Ontario’s new procurement restriction policy is a good example. It treats a business as Ontario based if it has at least 250 full time employees in Canada. Headquarters are not part of the test. A foreign controlled firm with enough payroll qualifies, while a Canadian headquartered firm with fewer employees does not. That may be simple, but it does not reflect how modern companies create value or where money actually goes.

Industry groups keep pointing out why this matters. Jobs are important, but they are not the only marker of domestic economic benefit. A firm that is headquartered abroad can close a facility, shift production, or consolidate operations with little notice. Canada has already seen this play out. Stellantis received major public funding tied to EV production and later downsized operations and moved technology development outside the country. Public dollars went toward work that no longer lives here.

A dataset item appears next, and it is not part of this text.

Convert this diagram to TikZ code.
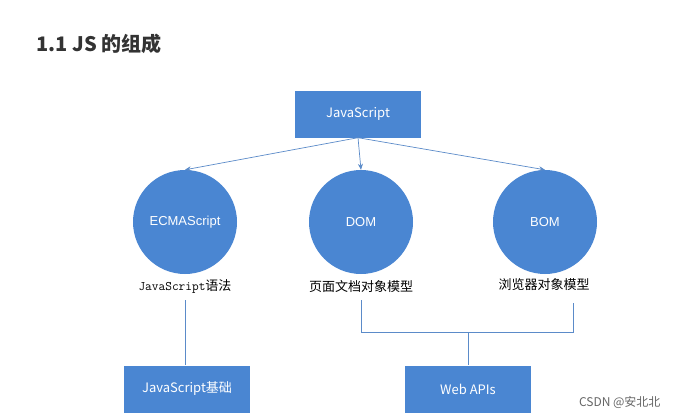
\documentclass[tikz,border=0pt]{standalone}
\usepackage{fontspec}
\setmainfont{Liberation Sans}
\newfontfamily\cjk{Noto Sans CJK SC}
\usetikzlibrary{arrows.meta}
\definecolor{bl}{HTML}{4A86D2}
\definecolor{ln}{HTML}{5B8BC9}
\begin{document}
\begin{tikzpicture}[x=1pt,y=-1pt,
  box/.style={fill=bl,draw=none,minimum width=126pt,minimum height=47pt,text=white,font=\cjk\fontsize{13}{15}\selectfont},
  circ/.style={circle,fill=bl,draw=none,minimum size=104pt,text=white,font=\fontsize{13}{15}\selectfont},
  lab/.style={font=\cjk\fontsize{13}{15}\selectfont,text=black},
  con/.style={draw=ln,line width=0.7pt},
  arr/.style={con,-{Stealth[length=6pt,width=5pt]}}]
\useasboundingbox (0,0) rectangle (677,420);
\fill[white] (0,0) rectangle (677,420);
\node[anchor=west,font=\cjk\bfseries\fontsize{20}{24}\selectfont,text=black!80] (t) at (33,44) {1.1 JS 的组成};
\node[box] (js) at (358,114) {JavaScript};
\node[circ] (ecma) at (185,222) {ECMAScript};
\node[circ] (dom) at (361,222) {DOM};
\node[circ] (bom) at (545,222) {BOM};
\node[lab] (l1) at (185,286) {{\ttfamily JavaScript}语法};
\node[lab] (l2) at (361,287) {页面文档对象模型};
\node[lab] (l3) at (544,285) {浏览器对象模型};
\node[box] (b1) at (187,389) {JavaScript基础};
\node[box] (b2) at (468,389) {Web APIs};
\draw[arr] (js.south) -- (ecma.north);
\draw[arr] (js.south) -- (dom.north);
\draw[arr] (js.south) -- (bom.north);
\coordinate (d1) at (361,300);
\coordinate (d2) at (361,332);
\coordinate (d3) at (573,332);
\coordinate (d4) at (573,303);
\coordinate (dm) at (468,332);
\coordinate (e1) at (185,300);
\draw[con] (e1) -- (b1.north -| e1);
\draw[con] (d1) -- (d2) -- (d3) -- (d4);
\draw[con] (dm) -- (b2.north);
\node[anchor=east,font=\cjk\fontsize{12}{14}\selectfont,text=black!60] (w) at (664,402) {CSDN @安北北};
\end{tikzpicture}
\end{document}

That is the kind of scenario the Buy Canada policy is supposed to prevent. If the goal is industrial resilience and domestic capacity, then ownership, headquarters, and control of intellectual property need to be part of the criteria.

This question also extends into CUSMA renegotiations. Canada wants American recognition of Canadian firms in procurement and investment rules. To make that argument, the federal government needs a clear definition of what a Canadian firm actually is.

For now, the budget’s passage means the Buy Canada policy will move ahead as committees begin detailed study. The next phase is where the definition question becomes unavoidable. The success of the policy, and how much of it delivers real domestic economic value, depends on how the government answers it.